The South Korean government and armed forces have launched an investigation into claims by North Korea that its territorial airspace was invaded by South Korean drones.
With Pyongyang alluding to the possibility of a retaliatory response, inter-Korean relations are being put to the test after a seeming shift toward passive peace with the arrival of the Lee Jae Myung administration. Lee himself cited the severity of the situation in ordering the establishment of a joint military and police investigation team.
On Sunday, the Blue House National Security Office issued an announcement to the press declaring that the administration would “determine the facts about the drone issue through a joint military-police investigation and disclose the findings in a prompt manner.”
“We reiterate that the administration has no intention of provoking or inciting North Korea,” it stressed.
This was an official response to remarks made earlier that morning by Kim Yo-jong, the sister of Kim Jong-un and a vice department director of the Workers’ Party of Korea Central Committee, who wrote, “Clear is just the fact that the drone from the ROK violated the airspace of our country.”
“This requires explicit explanation,” she said in her statement.
In a statement on Saturday by a spokesperson for the Korean People’s Army General Staff, North Korea claimed that South Korean drones had infiltrated its territorial airspace in September of last year and on Jan. 4 of this year.
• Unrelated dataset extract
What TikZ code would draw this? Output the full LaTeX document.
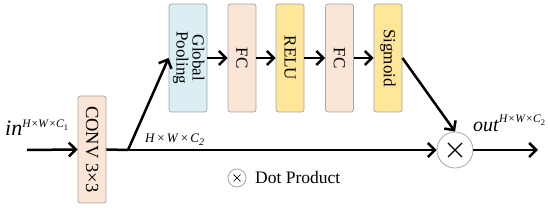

That statement said that South Korea should “be ready to pay a high price for having committed another provocation of infringing on the sovereignty of the DPRK,” using the abbreviated form of North Korea’s formal name, the Democratic People’s Republic of Korea.
Commenting on the alleged drone infiltration on Jan. 4, North Korea claimed that its military units had “detected and tracked an air target moving northward in the sky over the area of Hado-ri, Songhae-myon, Kanghwa County of Inchon City,” adding that the drone in question was “equipped with surveillance devices.”
It also said that a drone departed from the area of Jeokseong township in Paju, Gyeonggi Province, at around 11:15 am on Sept. 27 last year and entered the airspace around Pyongsan County in North Hwanghae Province before being shot down by the North Korean military the same day and crash-landing into a paddy in Jangpung County in Kaesong.
After the first announcement by North Korea, the South Korean Ministry of National Defense responded on Saturday morning with an initial statement in which it said, “It has been confirmed that our armed forces did not operate drones on the date claimed by North Korea.”
At around noon the same day, the Blue House held a National Security Council working-level coordination meeting, after which it reiterated that “the military had not operated any drones.” That evening, Lee himself issued a statement ordering a “prompt and rigorous investigation by a joint military and police investigation team,” noting that “if it is true [that civilian drones entered North Korean airspace], this would be a severe crime that threatens peace on the Korean Peninsula and national security.”
In her statement on Sunday morning, Kim Yo-jong said, “I, personally, appreciate that the ROK Ministry of Defence took a wise choice for survival when it made public its official stand never to provoke or irritate us.”
At the same time, she stressed, “The essence of the situation lies not in whether its manipulator is from the military or civilians.”
“If they [South Korean officials] brand it as a deed of a civilian organization and then try to assert a theory that it is not an infringement upon the sovereignty, they will see a lot of UAVs by the DPRK's civilian organizations,” she warned, suggesting the potential for a retaliatory response.
Administration insiders are concerned that the situation could undermine the effectiveness of efforts to reduce military tensions since Lee took office, including the suspension of loudspeaker broadcasts to the North and demolition of related equipment, as well as a halt to the distribution of leaflets in the North by private citizens.
Some within the ruling Democratic Party have proposed an inter-Korean joint investigation, suggesting that it could provide an opportunity for restoring dialogue and re-establishing interchange and trust.